» GIVEN TASK: All lines from the top of the records below through the line holding "(24,10) rectangle (1465,568);", and only those, should be printed exactly, minus the pictures.

** START OF STORED DATA **

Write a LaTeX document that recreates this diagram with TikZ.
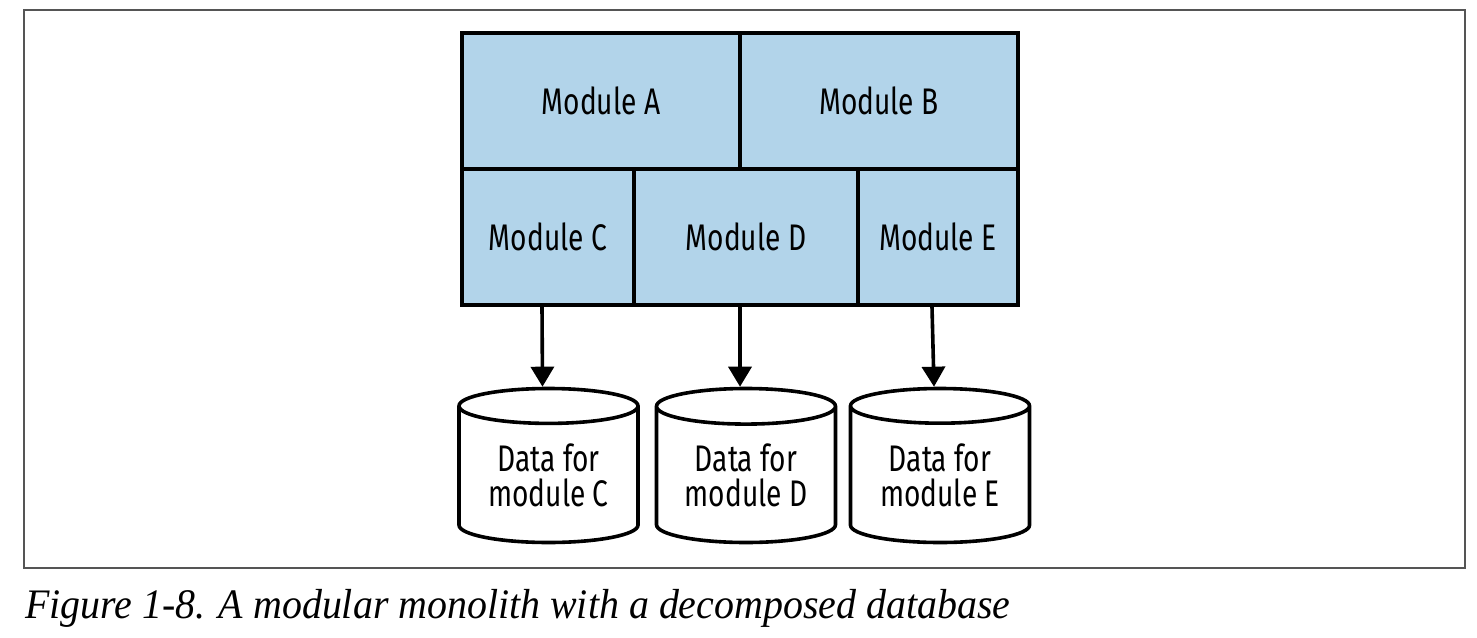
\documentclass[tikz,border=0pt]{standalone}
\usepackage{fontspec}
\setmainfont{Liberation Serif}
\newfontfamily\capfont[FakeStretch=0.95]{Liberation Serif}
\newfontfamily\modfont[FakeStretch=0.76]{Fira Sans}
\usetikzlibrary{shapes.geometric,arrows.meta}
\definecolor{modblue}{RGB}{178,212,234}
\definecolor{framegray}{RGB}{85,85,85}

\begin{document}
\begin{tikzpicture}[x=0.5pt,y=-0.5pt,
	module/.style={draw=black,fill=modblue,line width=2pt,minimum height=68pt,inner sep=0pt,font=\modfont\fontsize{18.5}{17.5}\selectfont},
	datastore/.style={draw=black,fill=white,line width=1.8pt,cylinder,shape border rotate=90,aspect=0.29,minimum width=89.5pt,minimum height=77pt,inner sep=0pt,anchor=shape center,align=center,font=\modfont\fontsize{18.5}{17.5}\selectfont},
	flow/.style={-{Triangle[width=11.5pt,length=10pt]},line width=1.8pt}]
	\useasboundingbox (0,0) rectangle (1477,637);
	% frame
	\draw [framegray, line width=1pt] (24,10) rectangle (1465,568);

	% modules, top row
	\node [module, minimum width=139pt] (modA) at (601,101) {Module A};
	\node [module, minimum width=139pt] (modB) at (879,101) {Module B};
	% modules, bottom row
	\node [module, minimum width=86pt] (modC) at (548,237) {Module C};
	\node [module, minimum width=112pt] (modD) at (746,237) {Module D};
	\node [module, minimum width=80pt] (modE) at (938,237) {Module E};

	% data
	\node [datastore] (dataC) at (548.5,465.5) {Data for\\module C};
	\node [datastore] (dataD) at (746,465.5) {Data for\\module D};
	\node [datastore] (dataE) at (940,465.5) {Data for\\module E};

	% |
	\draw [flow] ([xshift=-3pt]modC.south) -- ([xshift=-3pt]dataC.north);
	\draw [flow] ([xshift=-3pt]modD.south) -- ([xshift=-3pt]dataD.north);
	\draw [flow] ([xshift=-3pt]modE.south) -- ([xshift=-3pt]dataE.north);

	% caption
	\node [anchor=base west, inner sep=0pt, font=\capfont\itshape\fontsize{21}{25}\selectfont] (caption) at (25,618) {Figure 1-8. A modular monolith with a decomposed database};
\end{tikzpicture}
\end{document}
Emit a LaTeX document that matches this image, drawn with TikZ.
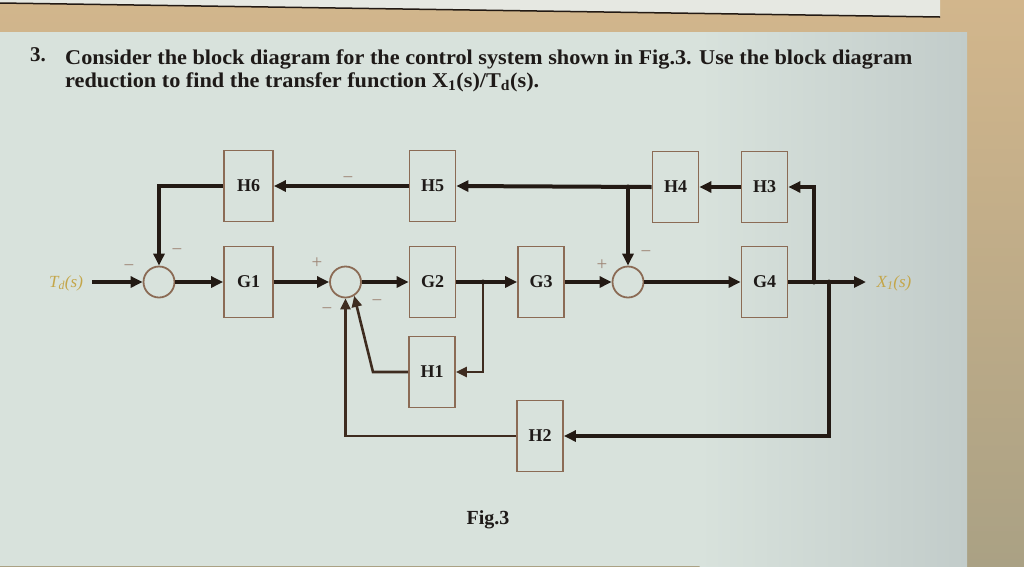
\documentclass[tikz,border=0pt]{standalone}
\usepackage{fontspec}
\setmainfont{Liberation Serif}
\usetikzlibrary{arrows.meta}
\definecolor{paper}{HTML}{D8E2DC}
\definecolor{paperdk}{HTML}{C2CCCA}
\definecolor{tantop}{HTML}{D2B68C}
\definecolor{tanbot}{HTML}{AAA184}
\definecolor{sheet}{HTML}{E6E8E2}
\definecolor{linec}{HTML}{231A14}
\definecolor{thinc}{HTML}{3E2C20}
\definecolor{boxc}{HTML}{8B6B55}
\definecolor{sigc}{HTML}{9E8575}
\definecolor{labc}{HTML}{C4A64A}
\definecolor{textc}{HTML}{1E1A18}
\tikzset{
  blk/.style={draw=boxc, line width=1.8pt, minimum width=46pt, minimum height=71pt,
    inner sep=0pt, text=textc, font=\bfseries\fontsize{18}{18}\selectfont},
  sumc/.style={circle, draw=boxc, line width=1.8pt, minimum size=31pt, inner sep=0pt},
  sig/.style={draw=linec, line width=4pt, -{Triangle[length=12pt,width=11pt]}},
  sigthin/.style={draw=thinc, line width=2.6pt, -{Triangle[length=11pt,width=10pt]}},
  sgn/.style={text=sigc, font=\fontsize{19}{19}\selectfont, inner sep=0pt},
  lab/.style={text=labc, font=\itshape\fontsize{17}{17}\selectfont, inner sep=0pt},
  dot/.style={circle, fill=linec, inner sep=0pt, minimum size=5pt},
  ttl/.style={text=textc, font=\bfseries\fontsize{21}{21}\selectfont, inner sep=0pt, anchor=base west}
}
\begin{document}
\begin{tikzpicture}[x=1pt,y=-1pt]
\useasboundingbox (0,0) rectangle (1024,566);
% background (photo of a page)
\shade[top color=tantop, bottom color=tanbot] (0,0) rectangle (1024,566);
\fill[paper] (0,32) rectangle (700,566);
\shade[left color=paper, right color=paperdk] (699.5,32) rectangle (967,566);
\fill[sheet] (0,0) -- (940,0) -- (940,17) -- (0,3) -- cycle;
\draw[linec, line width=1.5pt] (0,3) -- (940,17);

% title
\node[ttl] (num) at (30,61) {3.};
\node[ttl, xscale=1.06] (t1) at (65,64) {Consider the block diagram for the control system shown in Fig.3. Use the block diagram};
\node[ttl, xscale=1.06] (t2) at (65,87) {reduction to find the transfer function X\textsubscript{1}(s)/T\textsubscript{d}(s).};

% blocks
\node[blk, minimum width=49pt] (H6) at (248.5,186) {H6};
\node[blk, minimum width=49pt] (G1) at (248.5,282) {G1};
\node[blk] (H5) at (432.5,186) {H5};
\node[blk] (G2) at (432.5,282) {G2};
\node[blk] (G3) at (541,282) {G3};
\node[blk] (H1) at (432,372) {H1};
\node[blk] (H2) at (540,436) {H2};
\node[blk] (H4) at (675.5,187) {H4};
\node[blk] (H3) at (764.5,187) {H3};
\node[blk] (G4) at (764.5,282) {G4};

% summing junctions
\node[sumc] (s1) at (159,282) {};
\node[sumc] (s2) at (345.5,282) {};
\node[sumc] (s3) at (628,282) {};

% input / output
\node[lab] (Td) at (66,283) {T\textsubscript{d}(s)};
\node[lab] (X1) at (894,283) {X\textsubscript{1}(s)};
\coordinate (in) at (92,282);
\coordinate (out) at (866,282);

% branch points
\coordinate (b1) at (483,282);
\coordinate (b2) at (829,282);
\coordinate (b3) at (814,282);
\coordinate (b4) at (628,187);
\coordinate (h1c) at (373,372);

% forward path
\draw[sig] (in) -- (s1.west);
\draw[sig] (s1.east) -- (G1.west);
\draw[sig] (G1.east) -- (s2.west);
\draw[sig] (s2.east) -- (G2.west);
\draw[sig] (G2.east) -- (G3.west);
\draw[sig] (G3.east) -- (s3.west);
\draw[sig] (s3.east) -- (G4.west);
\draw[sig] (G4.east) -- (out);

% H1 loop
\draw[sigthin] (b1) |- (H1.east);
\draw[sigthin] (H1.west) -- (h1c) -- (s2.-58);

% H2 loop
\draw[sig] (b2) |- (H2.east);
\draw[sigthin] (H2.west) -| (s2.south);

% H3, H4, H5, H6 chain
\draw[sig] (b3) |- (H3.east);
\draw[sig] (H3.west) -- (H4.east);
\draw[sig] (H4.west) -- (H5.east);
\draw[sig] (b4) -- (s3.north);
\draw[sig] (H5.west) -- (H6.east);
\draw[sig] (H6.west) -| (s1.north);

\node[dot] (d1) at (b1) {};
\node[dot] (d2) at (b2) {};
\node[dot] (d3) at (b3) {};
\node[dot] (d4) at (b4) {};

% signs
\node[sgn] (m1) at (129,268) {−};
\node[sgn] (m2) at (177,252) {−};
\node[sgn] (p2) at (317,263) {+};
\node[sgn] (m3) at (327,311) {−};
\node[sgn] (m4) at (377,303) {−};
\node[sgn] (m5) at (348,180) {−};
\node[sgn] (p3) at (602,265) {+};
\node[sgn] (m6) at (646,254) {−};

% caption
\node[text=textc, font=\bfseries\fontsize{20}{20}\selectfont, inner sep=0pt] (fig) at (488,520) {Fig.3};
\end{tikzpicture}
\end{document}
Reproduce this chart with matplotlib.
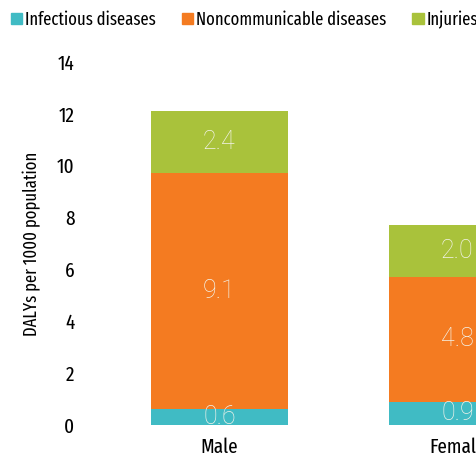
import matplotlib
matplotlib.use("Agg")
import matplotlib.pyplot as plt
from matplotlib.patches import Patch

# data
groups = ["Male", "Female"]
infectious = [0.6, 0.9]
noncommunicable = [9.1, 4.8]
injuries = [2.4, 2.0]
series_names = ["Infectious diseases", "Noncommunicable diseases", "Injuries"]
colors = ["#40bbc4", "#f47b21", "#a9c23b"]

narrow = ["Fira Sans Extra Condensed", "DejaVu Sans"]
thin = ["Roboto", "DejaVu Sans"]

fig = plt.figure(figsize=(4.76, 4.59), dpi=100)
ax = fig.add_axes([80 / 476, 34 / 459, 396 / 476, 363 / 459])

x = list(range(len(groups)))
width = 0.576
bottom = [0.0] * len(groups)
for vals, col in zip([infectious, noncommunicable, injuries], colors):
    ax.bar(x, vals, width, bottom=bottom, color=col)
    for xi, v, b in zip(x, vals, bottom):
        ax.text(xi, b + v / 2, f"{v:.1f}", ha="center", va="center",
                color="#f3f3ea", fontsize=18, family=thin, fontweight=100)
    bottom = [b + v for b, v in zip(bottom, vals)]

ax.set_xlim(-0.586, 1.078)
ax.set_ylim(0, 14)
ax.set_yticks(range(0, 15, 2))
ax.set_xticks(x)
ax.set_xticklabels(groups)
for lab in ax.get_xticklabels() + ax.get_yticklabels():
    lab.set_family(narrow)
    lab.set_fontsize(15)
ax.tick_params(length=0, pad=4)
ax.tick_params(axis="x", pad=9)
for s in ax.spines.values():
    s.set_visible(False)
ax.set_ylabel("DALYs per 1000 population", family=narrow, fontsize=13, labelpad=11)

handles = [Patch(color=c) for c in colors]
fig.legend(handles, series_names, loc="upper left", bbox_to_anchor=(-0.003, 1.005),
           ncol=3, frameon=False, prop={"family": narrow, "size": 13},
           handlelength=0.62, handleheight=0.62, handletextpad=0.15, columnspacing=1.45,
           borderaxespad=0.3)

fig.savefig("out.png", dpi=100)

** END OF STORED DATA **

» ANSWER FOR THE TASK:
Write a LaTeX document that recreates this diagram with TikZ.
\documentclass[tikz,border=0pt]{standalone}
\usepackage{fontspec}
\setmainfont{Liberation Serif}
\newfontfamily\capfont[FakeStretch=0.95]{Liberation Serif}
\newfontfamily\modfont[FakeStretch=0.76]{Fira Sans}
\usetikzlibrary{shapes.geometric,arrows.meta}
\definecolor{modblue}{RGB}{178,212,234}
\definecolor{framegray}{RGB}{85,85,85}

\begin{document}
\begin{tikzpicture}[x=0.5pt,y=-0.5pt,
	module/.style={draw=black,fill=modblue,line width=2pt,minimum height=68pt,inner sep=0pt,font=\modfont\fontsize{18.5}{17.5}\selectfont},
	datastore/.style={draw=black,fill=white,line width=1.8pt,cylinder,shape border rotate=90,aspect=0.29,minimum width=89.5pt,minimum height=77pt,inner sep=0pt,anchor=shape center,align=center,font=\modfont\fontsize{18.5}{17.5}\selectfont},
	flow/.style={-{Triangle[width=11.5pt,length=10pt]},line width=1.8pt}]
	\useasboundingbox (0,0) rectangle (1477,637);
	% frame
	\draw [framegray, line width=1pt] (24,10) rectangle (1465,568);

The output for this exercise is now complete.